In fact, one of the tests AMD uses to show it’s behind Intel, but not that far behind, is PCMark 8 Work Accelerated. The test has two options: One uses OpenCL, which taps the GPU, while the other relies on just the CPU.
This begs the question: What was the score on that same laptop if the GPU wasn’t factored into it? Is there a little benchmarketing going on there from AMD?
You’d also have to ask yourself, how many common work or office apps today heavily rely on OpenCL? Few to none, I’d guess.
What we run and why
As someone who has burned too many hours coaxing Sysmark to run on systems, I was glad to leave it behind. I didn’t have any proof it was cooked, but it took forever to install and forever to run. In those days, it would often bomb out, meaning you wasted yet another day.
The methodology seemed very solid, though. For example, rather than “type” a document at 1,000 wpm (which many Office suite tests did and still do), Sysmark found a way to “type” at realistic human speeds while measuring only the response time.
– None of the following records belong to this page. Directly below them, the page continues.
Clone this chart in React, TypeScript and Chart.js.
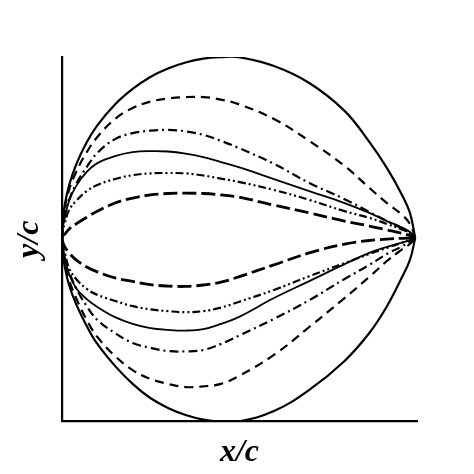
import React, { useEffect, useRef } from "react";
import { Chart, registerables } from "chart.js";

Chart.register(...registerables);

// x/c sample positions (shared by all curves)
const X = [0, 0.002, 0.008, 0.02, 0.04, 0.07, 0.1, 0.15, 0.2, 0.25, 0.3, 0.35, 0.4, 0.45, 0.5, 0.6, 0.7, 0.8, 0.87, 0.92, 0.96, 0.985, 1.0];

// y/c values, upper and lower branches of each curve (outermost to innermost)
const outerUpper = [0, 0.047, 0.095, 0.149, 0.208, 0.271, 0.319, 0.378, 0.422, 0.456, 0.48, 0.497, 0.508, 0.512, 0.512, 0.487, 0.439, 0.36, 0.272, 0.198, 0.127, 0.071, 0];
const outerLower = [0, -0.04, -0.082, -0.133, -0.187, -0.249, -0.3, -0.362, -0.413, -0.453, -0.481, -0.501, -0.514, -0.5195, -0.5195, -0.49, -0.43, -0.348, -0.269, -0.193, -0.116, -0.062, 0];

const dashUpper = [0, 0.042, 0.085, 0.136, 0.187, 0.243, 0.286, 0.337, 0.368, 0.386, 0.395, 0.399, 0.399, 0.392, 0.379, 0.337, 0.275, 0.204, 0.142, 0.099, 0.068, 0.04, 0];
const dashLower = [0, -0.037, -0.074, -0.119, -0.17, -0.232, -0.28, -0.334, -0.374, -0.399, -0.413, -0.422, -0.42, -0.413, -0.391, -0.331, -0.252, -0.17, -0.11, -0.065, -0.034, -0.017, 0];

const dashDotUpper = [0, 0.034, 0.068, 0.108, 0.153, 0.201, 0.241, 0.28, 0.297, 0.304, 0.306, 0.302, 0.292, 0.275, 0.255, 0.21, 0.156, 0.11, 0.074, 0.048, 0.028, 0.014, 0];
const dashDotLower = [0, -0.028, -0.059, -0.096, -0.142, -0.193, -0.232, -0.269, -0.297, -0.311, -0.32, -0.321, -0.317, -0.3, -0.277, -0.229, -0.176, -0.116, -0.076, -0.045, -0.025, -0.011, 0];

const innerUpper = [0, 0.028, 0.057, 0.105, 0.147, 0.187, 0.212, 0.232, 0.243, 0.246, 0.245, 0.239, 0.229, 0.215, 0.201, 0.167, 0.133, 0.099, 0.071, 0.048, 0.031, 0.017, 0];
const innerLower = [0, -0.025, -0.054, -0.102, -0.142, -0.173, -0.195, -0.224, -0.243, -0.255, -0.26, -0.262, -0.258, -0.243, -0.224, -0.17, -0.122, -0.074, -0.042, -0.025, -0.014, -0.006, 0];

const dashDotDotUpper = [0, 0.02, 0.042, 0.079, 0.105, 0.133, 0.15, 0.167, 0.178, 0.183, 0.184, 0.183, 0.177, 0.168, 0.159, 0.136, 0.108, 0.076, 0.057, 0.04, 0.025, 0.014, 0];
const dashDotDotLower = [0, -0.02, -0.042, -0.085, -0.116, -0.144, -0.161, -0.178, -0.193, -0.202, -0.207, -0.21, -0.207, -0.197, -0.181, -0.147, -0.108, -0.071, -0.045, -0.028, -0.014, -0.006, 0];

const longDashUpper = [0, 0.006, 0.011, 0.025, 0.04, 0.059, 0.076, 0.099, 0.113, 0.122, 0.126, 0.127, 0.126, 0.122, 0.116, 0.093, 0.071, 0.048, 0.034, 0.023, 0.014, 0.007, 0];
const longDashLower = [0, -0.011, -0.025, -0.042, -0.062, -0.082, -0.096, -0.113, -0.123, -0.132, -0.136, -0.137, -0.133, -0.125, -0.11, -0.076, -0.042, -0.017, -0.007, -0.003, -0.001, 0, 0];

const X_TITLE = "x/c";
const Y_TITLE = "y/c";

type Style = { width: number; dash: number[] };
const styles: Record<string, Style> = {
  outer: { width: 2.2, dash: [] },
  dash: { width: 2.2, dash: [9, 6] },
  dashDot: { width: 2.2, dash: [9, 4, 2, 4] },
  inner: { width: 1.8, dash: [] },
  dashDotDot: { width: 2.2, dash: [8, 3, 2, 3, 2, 3] },
  longDash: { width: 2.8, dash: [14, 5] },
};

const curves: [string, string, number[]][] = [
  ["outer upper", "outer", outerUpper],
  ["outer lower", "outer", outerLower],
  ["dash upper", "dash", dashUpper],
  ["dash lower", "dash", dashLower],
  ["dash-dot upper", "dashDot", dashDotUpper],
  ["dash-dot lower", "dashDot", dashDotLower],
  ["inner upper", "inner", innerUpper],
  ["inner lower", "inner", innerLower],
  ["dash-dot-dot upper", "dashDotDot", dashDotDotUpper],
  ["dash-dot-dot lower", "dashDotDot", dashDotDotLower],
  ["long-dash upper", "longDash", longDashUpper],
  ["long-dash lower", "longDash", longDashLower],
];

export default function App() {
  const ref = useRef<HTMLCanvasElement | null>(null);

  useEffect(() => {
    if (!ref.current) return;
    const datasets = curves.map(([label, key, ys]) => ({
      label,
      data: X.map((x, i) => ({ x, y: ys[i] })),
      borderColor: "#000",
      borderWidth: styles[key].width,
      borderDash: styles[key].dash,
      pointRadius: 0,
      fill: false,
      tension: 0.4,
      capBezierPoints: false,
      borderCapStyle: "butt" as const,
      borderJoinStyle: "round" as const,
    }));
    const titleFont = { family: "'Liberation Serif', 'DejaVu Serif', serif", size: 32, weight: "bold" as const, style: "italic" as const };
    const chart = new Chart(ref.current, {
      type: "line",
      data: { datasets },
      options: {
        animation: false,
        responsive: false,
        events: [],
        layout: { padding: { top: 57, right: 57, left: 0, bottom: 0 } },
        plugins: { legend: { display: false }, tooltip: { enabled: false } },
        scales: {
          x: {
            type: "linear",
            min: 0,
            max: 1.005,
            grid: { display: false, drawTicks: false },
            border: { display: true, color: "#000", width: 2.2 },
            ticks: { display: false },
            title: { display: true, text: X_TITLE, color: "#000", font: titleFont, padding: { top: 12.3, bottom: 1.8 } },
          },
          y: {
            type: "linear",
            min: -0.5195,
            max: 0.5125,
            grid: { display: false, drawTicks: false },
            border: { display: true, color: "#000", width: 2.2 },
            ticks: { display: false },
            title: { display: true, text: Y_TITLE, color: "#000", font: titleFont, padding: { top: 10.8, bottom: 12.8 } },
          },
        },
      },
    });
    return () => chart.destroy();
  }, []);

  return (
    <div style={{ position: "absolute", left: 0, top: 0, width: 474, height: 474, background: "#fff" }}>
      <canvas ref={ref} width={474} height={474} style={{ width: 474, height: 474, display: "block" }} />
    </div>
  );
}
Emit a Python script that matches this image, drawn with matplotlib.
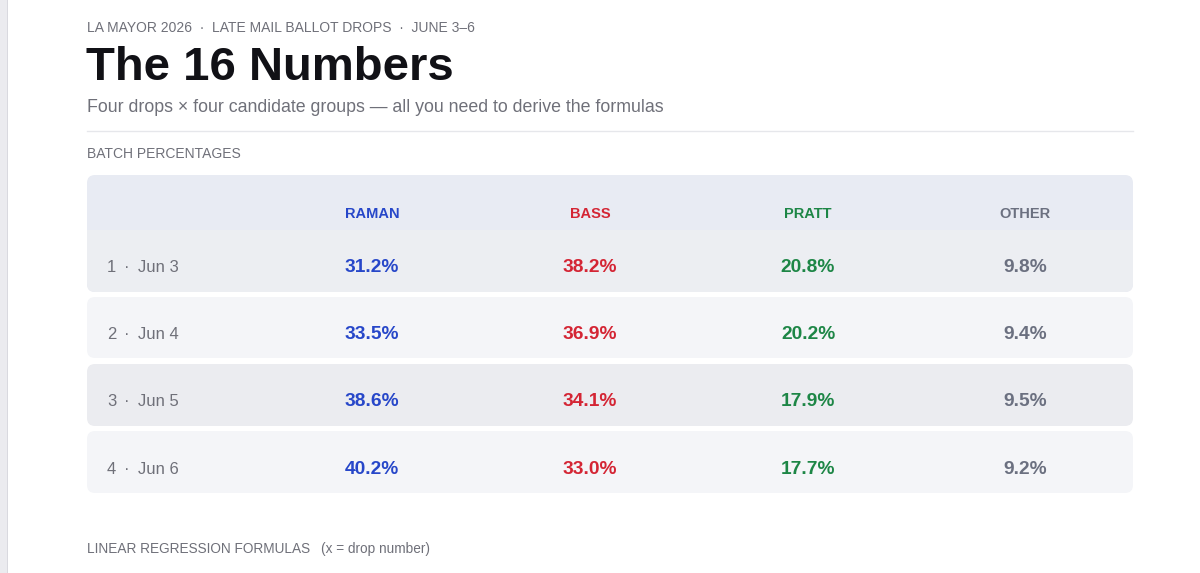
import matplotlib
matplotlib.use('Agg')
import matplotlib.pyplot as plt
from matplotlib.patches import FancyBboxPatch, Rectangle

plt.rcParams['font.family'] = ['Liberation Sans', 'DejaVu Sans']

# Data
kicker = "LA MAYOR 2026  ·  LATE MAIL BALLOT DROPS  ·  JUNE 3–6"
title = "The 16 Numbers"
subtitle = "Four drops × four candidate groups — all you need to derive the formulas"
section_1 = "BATCH PERCENTAGES"
section_2 = "LINEAR REGRESSION FORMULAS"
section_2_note = "(x = drop number)"

candidates = ['RAMAN', 'BASS', 'PRATT', 'OTHER']
drop_numbers = [1, 2, 3, 4]
drop_dates = ['Jun 3', 'Jun 4', 'Jun 5', 'Jun 6']
raman = [31.2, 33.5, 38.6, 40.2]
bass = [38.2, 36.9, 34.1, 33.0]
pratt = [20.8, 20.2, 17.9, 17.7]
other = [9.8, 9.4, 9.5, 9.2]

# Styles
cand_colors = ['#2747c9', '#d42534', '#1d8646', '#6b7080']
gray = '#6f7079'
row_colors = ['#eceef2', '#f4f5f8', '#ebecf0', '#f4f5f8']
header_color = '#e8ebf3'

W, H = 1200, 573
fig = plt.figure(figsize=(W / 100, H / 100), dpi=100)
ax = fig.add_axes([0, 0, 1, 1])
ax.set_xlim(0, W)
ax.set_ylim(H, 0)
ax.axis('off')

# left page edge
ax.add_patch(Rectangle((0, 0), 7, H, color='#ebebef', lw=0))
ax.add_patch(Rectangle((7, 0), 1.2, H, color='#d9d9df', lw=0))

left, right = 87, 1133
ax.text(left, 28, kicker, fontsize=10, color=gray, va='center', ha='left')
ax.text(left - 1, 68, title, fontsize=34, fontweight='bold', color='#111116',
        va='center', ha='left')
ax.text(left, 107, subtitle, fontsize=12.8, color=gray, va='center', ha='left')
ax.plot([left, right], [131, 131], color='#e6e7eb', lw=1)
ax.text(left, 154, section_1, fontsize=10, color=gray, va='center', ha='left')

# table
col_x = [372, 590, 808, 1025]
row_tops = [230, 297, 364, 431]
row_h = [62, 61, 62, 62]
rad = 8

# header block (joined with row 1)
ax.add_patch(FancyBboxPatch((left, 175), right - left, row_tops[0] + row_h[0] - 175,
                            boxstyle=f"round,pad=0,rounding_size={rad}",
                            fc=header_color, ec='none'))
for i, top in enumerate(row_tops):
    ax.add_patch(FancyBboxPatch((left, top), right - left, row_h[i],
                                boxstyle=f"round,pad=0,rounding_size={rad}",
                                fc=row_colors[i], ec='none'))
ax.add_patch(Rectangle((left, row_tops[0]), right - left, 20, fc=row_colors[0], ec='none'))

for name, x, c in zip(candidates, col_x, cand_colors):
    ax.text(x, 214, name, fontsize=10.5, fontweight='bold', color=c,
            ha='center', va='center')

series = [raman, bass, pratt, other]
for i, (n, d) in enumerate(zip(drop_numbers, drop_dates)):
    y = row_tops[i] + row_h[i] / 2 + 7
    ax.text(107, y, str(n), fontsize=12, color=gray, ha='left', va='center')
    ax.text(127, y, '·', fontsize=12, color=gray, ha='center', va='center')
    ax.text(138, y, d, fontsize=12, color=gray, ha='left', va='center')
    for vals, x, c in zip(series, col_x, cand_colors):
        ax.text(x, y, f"{vals[i]:.1f}%", fontsize=13.8, fontweight='bold',
                color=c, ha='center', va='center')

ax.text(left, 549, section_2, fontsize=9.8, color=gray, va='center', ha='left')
ax.text(321, 549, section_2_note, fontsize=9.8, color=gray, va='center', ha='left')

fig.savefig('out.png', dpi=100, facecolor='white')
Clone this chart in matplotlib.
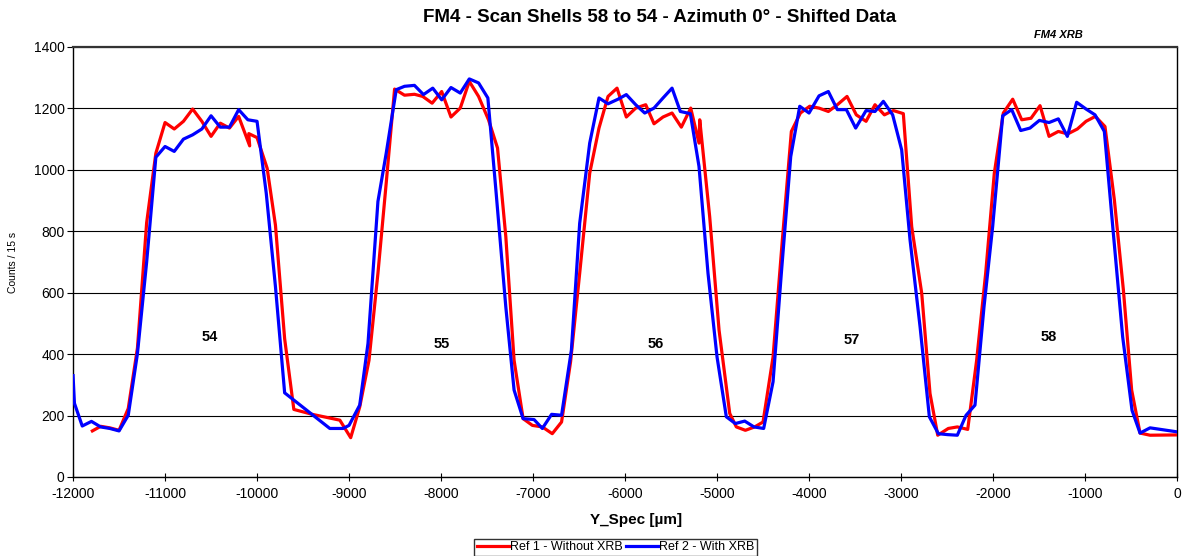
import matplotlib
matplotlib.use('Agg')
import matplotlib.pyplot as plt

# Ref 1 - without XRB
red_x = [-11790, -11700, -11600, -11500, -11400, -11300, -11200, -11100, -11000, -10900,
         -10800, -10700, -10600, -10500, -10400, -10300, -10200, -10080, -10090, -10000,
         -9890, -9800, -9700, -9600, -9400, -9100, -8982, -8884, -8783, -8686,
         -8596, -8505, -8397, -8289, -8199, -8097, -7993, -7892, -7791, -7693,
         -7592, -7484, -7386, -7296, -7206, -7108, -7007, -6899, -6791, -6690,
         -6592, -6493, -6384, -6283, -6185, -6087, -5986, -5884, -5775, -5685,
         -5587, -5489, -5388, -5286, -5196, -5188, -5080, -4978, -4862, -4790,
         -4692, -4591, -4500, -4391, -4290, -4192, -4094, -3993, -3891, -3790,
         -3692, -3587, -3486, -3380, -3283, -3181, -3083, -2975, -2884, -2775,
         -2685, -2601, -2486, -2388, -2275, -2178, -2080, -1986, -1888, -1786,
         -1688, -1587, -1489, -1391, -1290, -1188, -1083, -989, -888, -783,
         -681, -583, -493, -402, -293, 0]
red_y = [150, 165, 160, 152, 223, 420, 828, 1054, 1154, 1133,
         1158, 1198, 1158, 1109, 1152, 1136, 1174, 1078, 1118, 1105,
         1005, 820, 450, 220, 204, 185, 128, 228, 380, 663,
         957, 1263, 1243, 1246, 1239, 1217, 1255, 1172, 1201, 1288,
         1239, 1163, 1071, 783, 380, 190, 168, 163, 141, 179,
         375, 663, 989, 1136, 1239, 1266, 1172, 1201, 1212, 1150,
         1172, 1185, 1139, 1201, 1087, 1163, 848, 478, 207, 163,
         152, 163, 179, 391, 772, 1125, 1185, 1207, 1201, 1190,
         1212, 1239, 1179, 1158, 1212, 1179, 1193, 1183, 815, 598,
         272, 136, 158, 163, 155, 380, 663, 989, 1185, 1230,
         1163, 1168, 1209, 1109, 1125, 1117, 1133, 1158, 1174, 1141,
         902, 609, 283, 143, 136, 137]

# Ref 2 - with XRB
blue_x = [-12000, -11985, -11900, -11800, -11700, -11600, -11500, -11400, -11300, -11200,
          -11100, -11000, -10900, -10800, -10700, -10600, -10500, -10400, -10300, -10200,
          -10100, -10000, -9900, -9800, -9700, -9209, -9065, -9000, -8884, -8794,
          -8686, -8596, -8487, -8397, -8289, -8191, -8090, -7993, -7892, -7791,
          -7693, -7592, -7491, -7404, -7296, -7206, -7108, -6989, -6899, -6798,
          -6690, -6583, -6493, -6384, -6283, -6185, -6076, -5986, -5884, -5786,
          -5685, -5587, -5489, -5399, -5290, -5196, -5098, -5000, -4899, -4801,
          -4699, -4598, -4493, -4391, -4301, -4199, -4101, -4000, -3891, -3790,
          -3692, -3594, -3493, -3380, -3283, -3192, -3091, -2993, -2902, -2793,
          -2692, -2594, -2496, -2388, -2293, -2196, -2098, -2004, -1895, -1797,
          -1699, -1598, -1496, -1391, -1290, -1192, -1091, -989, -891, -790,
          -692, -591, -489, -402, -293, 0]
blue_y = [330, 240, 166, 181, 163, 158, 150, 201, 402, 700,
          1041, 1076, 1060, 1100, 1114, 1133, 1176, 1139, 1139, 1196,
          1163, 1158, 924, 620, 274, 158, 158, 168, 234, 435,
          897, 1054, 1261, 1272, 1275, 1245, 1266, 1228, 1268, 1250,
          1296, 1283, 1234, 935, 554, 283, 190, 187, 158, 204,
          201, 413, 826, 1087, 1234, 1215, 1230, 1245, 1212, 1185,
          1201, 1234, 1266, 1190, 1183, 1011, 663, 391, 196, 174,
          182, 163, 158, 310, 663, 1043, 1207, 1185, 1241, 1255,
          1196, 1196, 1136, 1193, 1190, 1223, 1179, 1065, 772, 489,
          196, 141, 138, 136, 201, 234, 554, 815, 1176, 1196,
          1128, 1136, 1161, 1154, 1166, 1109, 1220, 1198, 1179, 1125,
          793, 457, 217, 143, 160, 147]

# shell labels
shells = ['54', '55', '56', '57', '58']
shell_x = [-10517, -7990, -5668, -3540, -1393]
shell_y = [456, 433, 433, 446, 456]

plt.rcParams['font.family'] = ['Liberation Sans', 'DejaVu Sans']
plt.rcParams['axes.unicode_minus'] = False

fig = plt.figure(figsize=(11.84, 5.56), dpi=100)
ax = fig.add_axes([0.0617, 0.1421, 0.9324, 0.7734])

ax.plot(red_x, red_y, color='#ff0000', lw=2.3, label='Ref 1 - Without XRB', zorder=3)
ax.plot(blue_x, blue_y, color='#0000ff', lw=2.3, label='Ref 2 - With XRB', zorder=4)

for s, x, y in zip(shells, shell_x, shell_y):
  ax.text(x, y, s, fontsize=10.5, fontweight='bold', ha='center', va='center')

ax.set_xlim(-12000, 0)
ax.set_ylim(0, 1400)
ax.set_xticks(range(-12000, 1, 1000))
ax.set_yticks(range(0, 1401, 200))
ax.yaxis.grid(True, color='black', lw=0.8)
ax.set_axisbelow(True)
ax.tick_params(axis='x', direction='inout', length=6, labelsize=10, pad=4)
ax.tick_params(axis='y', direction='out', length=4, labelsize=10, pad=2)
for sp in ax.spines.values():
  sp.set_color('black')
  sp.set_linewidth(1)
ax.spines['top'].set_linewidth(1.6)
ax.spines['top'].set_color('#333333')

ax.set_xlabel('Y_Spec [µm]', fontsize=11, fontweight='bold')
ax.xaxis.set_label_coords(0.51, -0.083)
ax.set_ylabel('Counts / 15 s', fontsize=7.5, family=['Liberation Sans Narrow', 'Liberation Sans'])
ax.yaxis.set_label_coords(-0.0498, 0.5)

fig.text(0.557, 0.968, 'FM4 - Scan Shells 58 to 54 - Azimuth 0° - Shifted Data',
         fontsize=13.5, fontweight='bold', ha='center', va='center')
fig.text(0.8935, 0.937, 'FM4 XRB', fontsize=8, fontweight='bold', style='italic',
         ha='center', va='center')

leg = ax.legend(loc='upper center', bbox_to_anchor=(0.52, 0.031), bbox_transform=fig.transFigure,
                ncol=2, fontsize=9, frameon=True, fancybox=False, edgecolor='black',
                borderpad=0.2, handlelength=2.6, handletextpad=0.1, columnspacing=0.2,
                borderaxespad=0)
leg.get_frame().set_linewidth(1)

fig.savefig('out.png', dpi=100)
But in 2016, who the hell cares? In 1997 we cared about typing in Word or viewing a PowerPoint, but today any PC with an SSD, enough RAM and a reasonably fast CPU does the job for 90 pecent of work tasks. Most of us could not tell the difference between a dual-core Core i3 or 8-core Core i7 chip (with proper RAM and SSD) for standard Office drone tasks.
That’s why I often use PCMark 8 Conventional, which runs on just the CPU, to illustrate that it really doesn’t matter that much. Here’s the result from a stack of laptops. My real-world use of all of these laptops—from Haswell to Skylake, and from Core M to Core i7—confirms that I can’t tell the difference in Google Chrome, Outlook, and Word from Surface Book to a ZenBook. Atom though, that’s another story.
What you should pay attention to
The take away from this latest kerfuffle isn’t that benchmarks don’t matter, it’s that people—and testers—should apply and interpret them correctly. In Office, who cares if you have a Core i3 or FX CPU. In a video encode or a game though? Hell yes it matters.